Ceux qui en parlent le mieux restent les membres de la Red Army eux-mêmes. «On essaie de garder l’esprit de la Yougoslavie, tel que nos parents nous l’ont raconté. Mostar était comme la Yougoslavie, avec beaucoup de mariages mixtes. C’était des temps glorieux pour la Yougoslavie, pour Mostar, et pour le Velež. Les gens avaient du travail, et surtout, il n’y avait pas de problème d’identité, surtout pour les Bosniaques. Personne ne te demandait si tu étais serbe, croate ou bosniaque, si tu étais religieux ou pas. Politiquement, on rejette le nationalisme, ce n’est pas ça l’esprit du Velež. Nos mecs ne sont pas des radicaux parce qu’ils sont encadrés par des plus anciens qui ont un esprit différent. L’histoire de Velež, c’est l’histoire d’une ville, pas d’une nationalité. Notre identité c’est mostarien, pas bosniaque, croate ou je ne sais quoi. Donc, chez nous, il y a de tout» Des propos issus de la thèse de Loïc Trégourès, auteur du livre Le chaos dans le football yougoslave.
C’est aussi le résultat d’un héritage yougoslave qui a été passé au broyeur de la Guerre des Balkans où les fondamentaux d’unité et de fraternité entre toutes les communautés ont volé en éclat. La Red Army 81 n’a elle non plus pas réussi à être complètement étanche aux divisions ethniques. Certains membres du groupe n’ont pas su résister aux sirènes nationalistes croates ou serbes. Durant la Guerre, les supporters du Velež vont se résigner à voir leur ville être prise dans les combats entre l’ARBiH bosniaque et le HVO croate, à partir du mois de mai 93. Tout comme pour le massacre de Srebrenica, l’attaque de Mostar par les milices du HVO le 9 mai 1993, est une date que les antifascistes de la Red Army n’oublient pas. Après une alliance de circonstances lors de l’été 92 pour résister aux milices serbes, le 9 mai marque le point de départ de l’accaparement armé de l’ouest de Mostar – où se trouve notamment le stade Bijeli Brijeg – par les ultra-nationalistes croates qui expulse la majorité de la population musulmane de l’autre côté de la Neretva. Emblème de cette rupture irréversible, la destruction en novembre 93 par les mortiers croates du pont qui symbolisait le lien entre les communautés, le Stari Most.
Identité? Mostarien!
Difficile de définir la Red Army sans cette cicatrice. Défendre sa ville, son honneur et son histoire, c’est l’apanage de l’essentiel des groupes de supporters. Dans une Yougoslavie qui n’existe plus, que reste-t-il à un groupe comme la Red Army 81 qui a grandit avec l’idéal titiste chevillé au corps? Se dire “mostarien”, au-delà de toute autre nationalité, est une manière de tirer un trait sur son “glorieux” passé yougoslave tout en conservant un positionnement anti-nationaliste. Sans pousser au maximum la comparaison, on retrouve des discours similaires chez des supporters de Liverpool ou de Marseille. Ce terreau anti-nationaliste est, plus qu’ailleurs dans les Balkans, toujours bien présent en Bosnie. On l’a vu lors du mouvement social de 2014 contre le chômage et la pauvreté. Nuance toutefois en tribune où le drapeau national bosniaque – version 92 à 98 – est encore parfois sorti à côté de la bâche et des drapeaux de la RA81. Même chose pour le blason de l’ARBiH. Signe que le souvenir de la guerre fait encore des fois irruption dans la tribune.

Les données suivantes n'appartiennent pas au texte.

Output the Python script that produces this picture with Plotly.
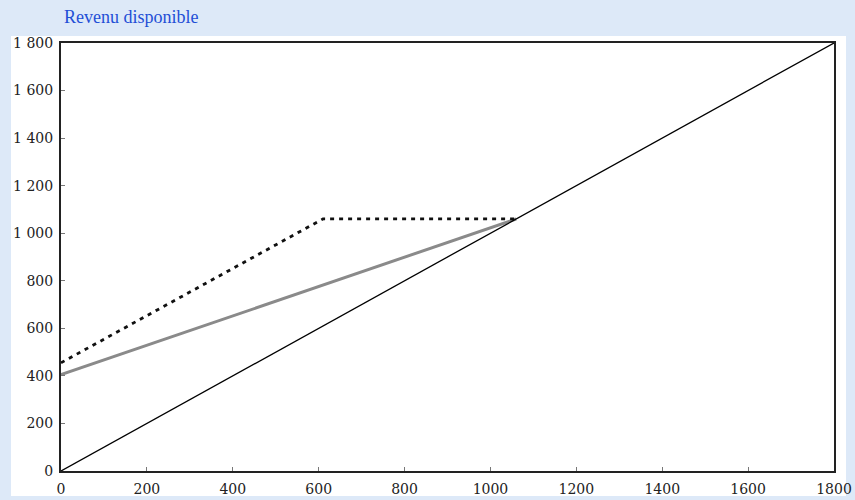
import plotly.graph_objects as go

# Data
diag_x = [0, 1800]
diag_y = [0, 1800]
gray_x = [0, 1060]
gray_y = [405, 1060]
dash_x = [0, 610, 1060]
dash_y = [455, 1060, 1060]

x_tickvals = [0, 200, 400, 600, 800, 1000, 1200, 1400, 1600, 1800]
x_ticktext = ["0", "200", "400", "600", "800", "1000", "1200", "1400", "1600", "1800"]
y_tickvals = [0, 200, 400, 600, 800, 1000, 1200, 1400, 1600, 1800]
y_ticktext = ["0", "200", "400", "600", "800", "1 000", "1 200", "1 400", "1 600", "1 800"]
title_text = "Revenu disponible"

W, H = 855, 500
L, R, T, B = 61, 834, 43, 471

fig = go.Figure()
fig.add_trace(go.Scatter(x=gray_x, y=gray_y, mode="lines",
                         line=dict(color="#8a8a8a", width=3), hoverinfo="skip"))
fig.add_trace(go.Scatter(x=dash_x, y=dash_y, mode="lines",
                         line=dict(color="#111111", width=2.8, dash="4px,5px"), hoverinfo="skip"))
fig.add_trace(go.Scatter(x=diag_x, y=diag_y, mode="lines",
                         line=dict(color="#000000", width=1.3), hoverinfo="skip"))

pw, ph = R - L, B - T
def px_x(p):
    return (p - L) / pw
def px_y(p):
    return (B - p) / ph

fig.add_shape(type="rect", xref="paper", yref="paper",
              x0=px_x(11), x1=px_x(846), y0=px_y(496), y1=px_y(36),
              fillcolor="white", line=dict(width=0), layer="below")

fig.add_annotation(text=title_text, xref="paper", yref="paper",
                   x=px_x(62), y=px_y(17), xanchor="left", yanchor="middle",
                   showarrow=False,
                   font=dict(family="Liberation Serif, serif", size=18, color="#1f4fd6"))

axis_common = dict(showgrid=False, zeroline=False, showline=True, linecolor="#222222",
                   linewidth=2, mirror=True, ticks="inside", ticklen=4, tickcolor="#777777",
                   tickwidth=1, automargin=False,
                   tickfont=dict(family="DejaVu Serif, serif", size=14, color="#222222"))

fig.update_layout(
    width=W, height=H,
    margin=dict(l=L, r=W - R, t=T, b=H - B),
    paper_bgcolor="#dde9f8",
    plot_bgcolor="white",
    showlegend=False,
    xaxis=dict(range=[0, 1800], tickvals=x_tickvals, ticktext=x_ticktext,
               ticklabelstandoff=4, **axis_common),
    yaxis=dict(range=[0, 1800], tickvals=y_tickvals, ticktext=y_ticktext,
               ticklabelstandoff=3, **axis_common),
)

post = ("document.body.style.margin='0';"
        "var d=document.getElementById('{plot_id}');"
        "d.style.position='fixed';d.style.left='0px';d.style.top='0px';")

fig.write_html("out.html", config={"displayModeBar": False}, post_script=post)
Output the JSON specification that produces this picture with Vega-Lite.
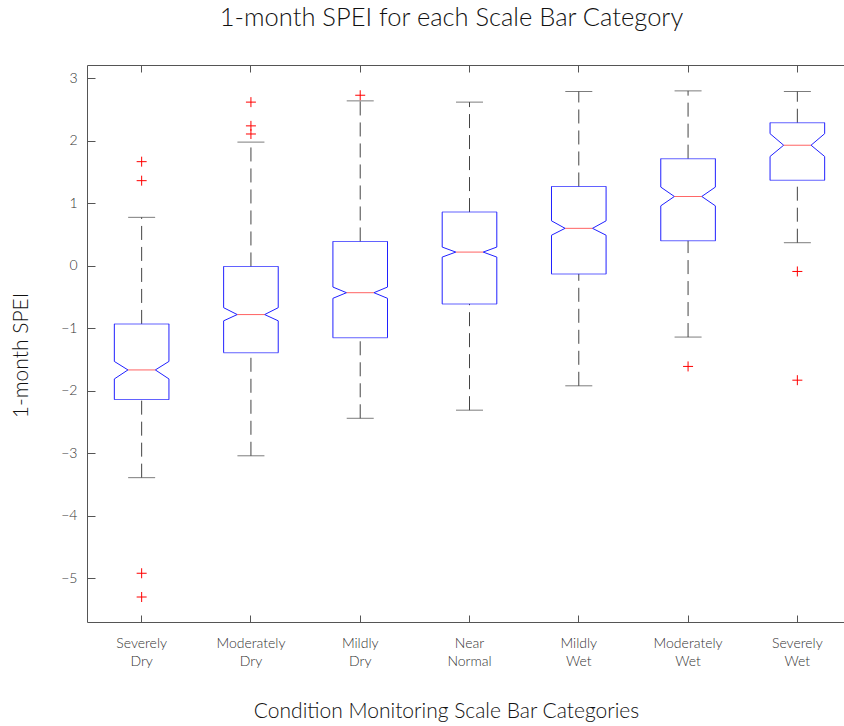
{
  "$schema": "https://vega.github.io/schema/vega-lite/v6.json",
  "autosize": {"type": "none"},
  "padding": {"left": 87, "top": 65, "right": 0, "bottom": 104},
  "width": 765,
  "height": 557,
  "background": "white",
  "title": {"text": "1-month SPEI for each Scale Bar Category", "font": "Lato", "fontSize": 25.5, "fontWeight": 300, "color": "#111", "anchor": "middle", "dx": -18, "baseline": "alphabetic", "offset": 13},
  "config": {
    "view": {"stroke": null},
    "axis": {"grid": false, "domainColor": "#555", "tickColor": "#555", "labelColor": "#333", "labelFont": "Lato", "titleFont": "Lato", "labelFontWeight": 300, "titleFontWeight": 300, "titleColor": "#111"}
  },
  "datasets": {
    "stats": [
      {"cat": "Severely Dry", "lo": -3.39, "q1": -2.14, "nlo": -1.81, "med": -1.666, "nhi": -1.53, "q3": -0.93, "hi": 0.776},
      {"cat": "Moderately Dry", "lo": -3.04, "q1": -1.39, "nlo": -0.88, "med": -0.78, "nhi": -0.67, "q3": -0.01, "hi": 1.98},
      {"cat": "Mildly Dry", "lo": -2.44, "q1": -1.15, "nlo": -0.52, "med": -0.43, "nhi": -0.34, "q3": 0.39, "hi": 2.64},
      {"cat": "Near Normal", "lo": -2.31, "q1": -0.61, "nlo": 0.14, "med": 0.22, "nhi": 0.3, "q3": 0.86, "hi": 2.62},
      {"cat": "Mildly Wet", "lo": -1.92, "q1": -0.13, "nlo": 0.49, "med": 0.6, "nhi": 0.72, "q3": 1.27, "hi": 2.79},
      {"cat": "Moderately Wet", "lo": -1.14, "q1": 0.4, "nlo": 0.96, "med": 1.11, "nhi": 1.26, "q3": 1.715, "hi": 2.8},
      {"cat": "Severely Wet", "lo": 0.37, "q1": 1.37, "nlo": 1.75, "med": 1.93, "nhi": 2.115, "q3": 2.29, "hi": 2.79}
    ],
    "outliers": [
      {"cat": "Severely Dry", "v": 1.667},
      {"cat": "Severely Dry", "v": 1.363},
      {"cat": "Severely Dry", "v": -4.92},
      {"cat": "Severely Dry", "v": -5.3},
      {"cat": "Moderately Dry", "v": 2.62},
      {"cat": "Moderately Dry", "v": 2.24},
      {"cat": "Moderately Dry", "v": 2.11},
      {"cat": "Mildly Dry", "v": 2.73},
      {"cat": "Moderately Wet", "v": -1.61},
      {"cat": "Severely Wet", "v": -0.09},
      {"cat": "Severely Wet", "v": -1.83}
    ]
  },
  "data": {"name": "stats"},
  "layer": [
    {
      "mark": {"type": "rule", "color": "#444", "strokeWidth": 1, "strokeDash": [14, 7]},
      "encoding": {
        "x": {"field": "cat", "type": "nominal", "sort": null, "scale": {"paddingInner": 0, "paddingOuter": 0},
          "axis": {"orient": "bottom", "labelExpr": "split(datum.label, ' ')", "labelAngle": 0, "labelBaseline": "top", "labelLineHeight": 18, "labelFontSize": 14, "tickSize": -7, "labelPadding": 21, "title": "Condition Monitoring Scale Bar Categories", "titleFontSize": 21, "titleX": 359, "titleY": 95, "titleBaseline": "alphabetic", "titleAlign": "center"}},
        "y": {"field": "q3", "type": "quantitative", "scale": {"domain": [-5.7, 3.214], "nice": false, "zero": false},
          "axis": {"orient": "left", "values": [-5, -4, -3, -2, -1, 0, 1, 2, 3], "tickSize": -8, "labelPadding": 18, "labelFontSize": 14, "title": "1-month SPEI", "titleFontSize": 21, "titleAngle": -90, "titleX": -66, "titleY": 290, "titleBaseline": "middle", "titleAlign": "center"}},
        "y2": {"field": "hi"}
      }
    },
    {
      "mark": {"type": "rule", "color": "#444", "strokeWidth": 1, "strokeDash": [14, 7]},
      "encoding": {
        "x": {"field": "cat", "type": "nominal", "sort": null, "axis": null},
        "y": {"field": "lo", "type": "quantitative", "axis": null},
        "y2": {"field": "q1"}
      }
    },
    {
      "mark": {"type": "tick", "color": "#444", "size": 27, "thickness": 1},
      "encoding": {
        "x": {"field": "cat", "type": "nominal", "sort": null,
          "axis": {"orient": "top", "labels": false, "tickSize": -7, "title": null, "labelAngle": 0}},
        "y": {"field": "hi", "type": "quantitative",
          "axis": {"orient": "right", "labels": false, "tickSize": -8, "values": [-5, -4, -3, -2, -1, 0, 1, 2, 3], "title": null}}
      }
    },
    {
      "mark": {"type": "tick", "color": "#444", "size": 27, "thickness": 1},
      "encoding": {
        "x": {"field": "cat", "type": "nominal", "sort": null, "axis": null},
        "y": {"field": "lo", "type": "quantitative", "axis": null}
      }
    },
    {
      "mark": {"type": "tick", "color": "#2020ff", "size": 55, "thickness": 1},
      "encoding": {
        "x": {"field": "cat", "type": "nominal", "sort": null, "axis": null},
        "y": {"field": "q3", "type": "quantitative", "axis": null}
      }
    },
    {
      "mark": {"type": "tick", "color": "#2020ff", "size": 55, "thickness": 1},
      "encoding": {
        "x": {"field": "cat", "type": "nominal", "sort": null, "axis": null},
        "y": {"field": "q1", "type": "quantitative", "axis": null}
      }
    },
    {
      "mark": {"type": "rule", "color": "#2020ff", "strokeWidth": 1, "xOffset": -27.3},
      "encoding": {
        "x": {"field": "cat", "type": "nominal", "sort": null, "axis": null},
        "y": {"field": "q3", "type": "quantitative", "axis": null},
        "y2": {"field": "nhi"}
      }
    },
    {
      "mark": {"type": "rule", "color": "#2020ff", "strokeWidth": 1, "xOffset": 27.3},
      "encoding": {
        "x": {"field": "cat", "type": "nominal", "sort": null, "axis": null},
        "y": {"field": "q3", "type": "quantitative", "axis": null},
        "y2": {"field": "nhi"}
      }
    },
    {
      "mark": {"type": "rule", "color": "#2020ff", "strokeWidth": 1, "xOffset": -27.3},
      "encoding": {
        "x": {"field": "cat", "type": "nominal", "sort": null, "axis": null},
        "y": {"field": "nlo", "type": "quantitative", "axis": null},
        "y2": {"field": "q1"}
      }
    },
    {
      "mark": {"type": "rule", "color": "#2020ff", "strokeWidth": 1, "xOffset": 27.3},
      "encoding": {
        "x": {"field": "cat", "type": "nominal", "sort": null, "axis": null},
        "y": {"field": "nlo", "type": "quantitative", "axis": null},
        "y2": {"field": "q1"}
      }
    },
    {
      "mark": {"type": "rule", "color": "#2020ff", "strokeWidth": 1, "xOffset": -27.3, "x2Offset": -13.7},
      "encoding": {
        "x": {"field": "cat", "type": "nominal", "sort": null, "axis": null},
        "x2": {"field": "cat"},
        "y": {"field": "nhi", "type": "quantitative", "axis": null},
        "y2": {"field": "med"}
      }
    },
    {
      "mark": {"type": "rule", "color": "#2020ff", "strokeWidth": 1, "xOffset": 27.3, "x2Offset": 13.7},
      "encoding": {
        "x": {"field": "cat", "type": "nominal", "sort": null, "axis": null},
        "x2": {"field": "cat"},
        "y": {"field": "nhi", "type": "quantitative", "axis": null},
        "y2": {"field": "med"}
      }
    },
    {
      "mark": {"type": "rule", "color": "#2020ff", "strokeWidth": 1, "xOffset": -27.3, "x2Offset": -13.7},
      "encoding": {
        "x": {"field": "cat", "type": "nominal", "sort": null, "axis": null},
        "x2": {"field": "cat"},
        "y": {"field": "nlo", "type": "quantitative", "axis": null},
        "y2": {"field": "med"}
      }
    },
    {
      "mark": {"type": "rule", "color": "#2020ff", "strokeWidth": 1, "xOffset": 27.3, "x2Offset": 13.7},
      "encoding": {
        "x": {"field": "cat", "type": "nominal", "sort": null, "axis": null},
        "x2": {"field": "cat"},
        "y": {"field": "nlo", "type": "quantitative", "axis": null},
        "y2": {"field": "med"}
      }
    },
    {
      "mark": {"type": "tick", "color": "#ff2020", "size": 27.4, "thickness": 1},
      "encoding": {
        "x": {"field": "cat", "type": "nominal", "sort": null, "axis": null},
        "y": {"field": "med", "type": "quantitative", "axis": null}
      }
    },
    {
      "data": {"name": "outliers"},
      "mark": {"type": "point", "shape": "M-1,0L1,0M0,-1L0,1", "size": 100, "filled": false, "stroke": "#ff0000", "strokeWidth": 1, "opacity": 1},
      "encoding": {
        "x": {"field": "cat", "type": "nominal", "sort": null, "axis": null},
        "y": {"field": "v", "type": "quantitative", "axis": null}
      }
    }
  ]
}
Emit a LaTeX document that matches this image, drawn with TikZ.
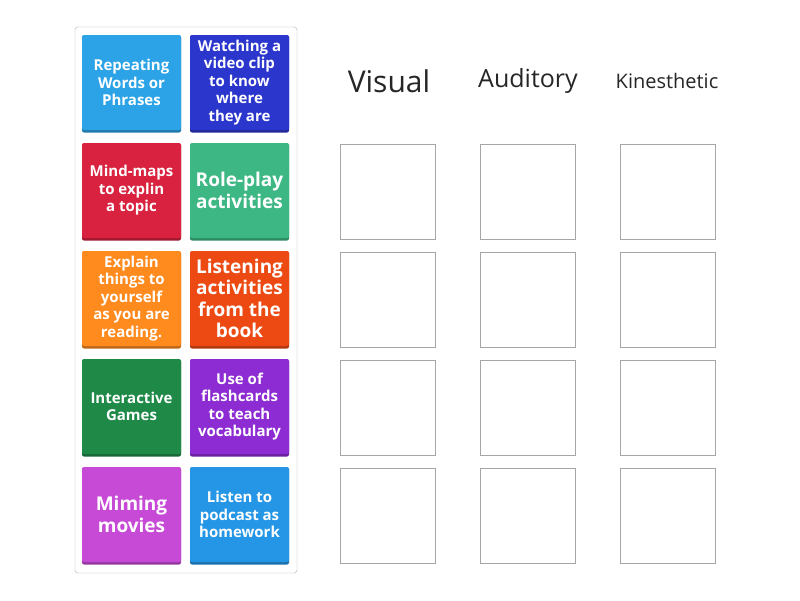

Car même une fois terminée, la guerre n’a pas cessé d’avoir des conséquence du jour au lendemain sur la vie des gens. Pour le Velež Mostar et ses fans, il a fallu se reconstruire et réapprendre à exister avec les moyens du bord, en exil à Vrapčići. D’abord au sein du championnat bosniaque, bricolé lors de l’été 94, alors que la guerre n’est pas finie. Puis à partir de 2000 avec la mise sur pied du championnat de Bosnie-Herégovine réunifiant toutes les composantes du pays. La Red Army 81 refait surface un peu avant lors de la saison 98/99, avec du matériel tout neuf. Et une nouvelle bâche, arborant comme emblème le Comanchero, semblable à celui des Green Angels stéphanois, symbole d’indépendance et de résistance. À l’image d’une Red Army à nouveau d’attaque pour encourager les Rođeni à domicile comme en déplacement. Le plus bouillant de ceux-là, en raison de la grande charge historique, est aussi le plus court. C’est le derby face au Zrinjski. Ils n’ont alors, sous une imposante surveillance policière, qu’à traverser la Neretva pour se rendre à Bijeli Brijeg et prolonger en tribune l’affrontement politique que la fin de la guerre n’a jamais éteint ni apaisé.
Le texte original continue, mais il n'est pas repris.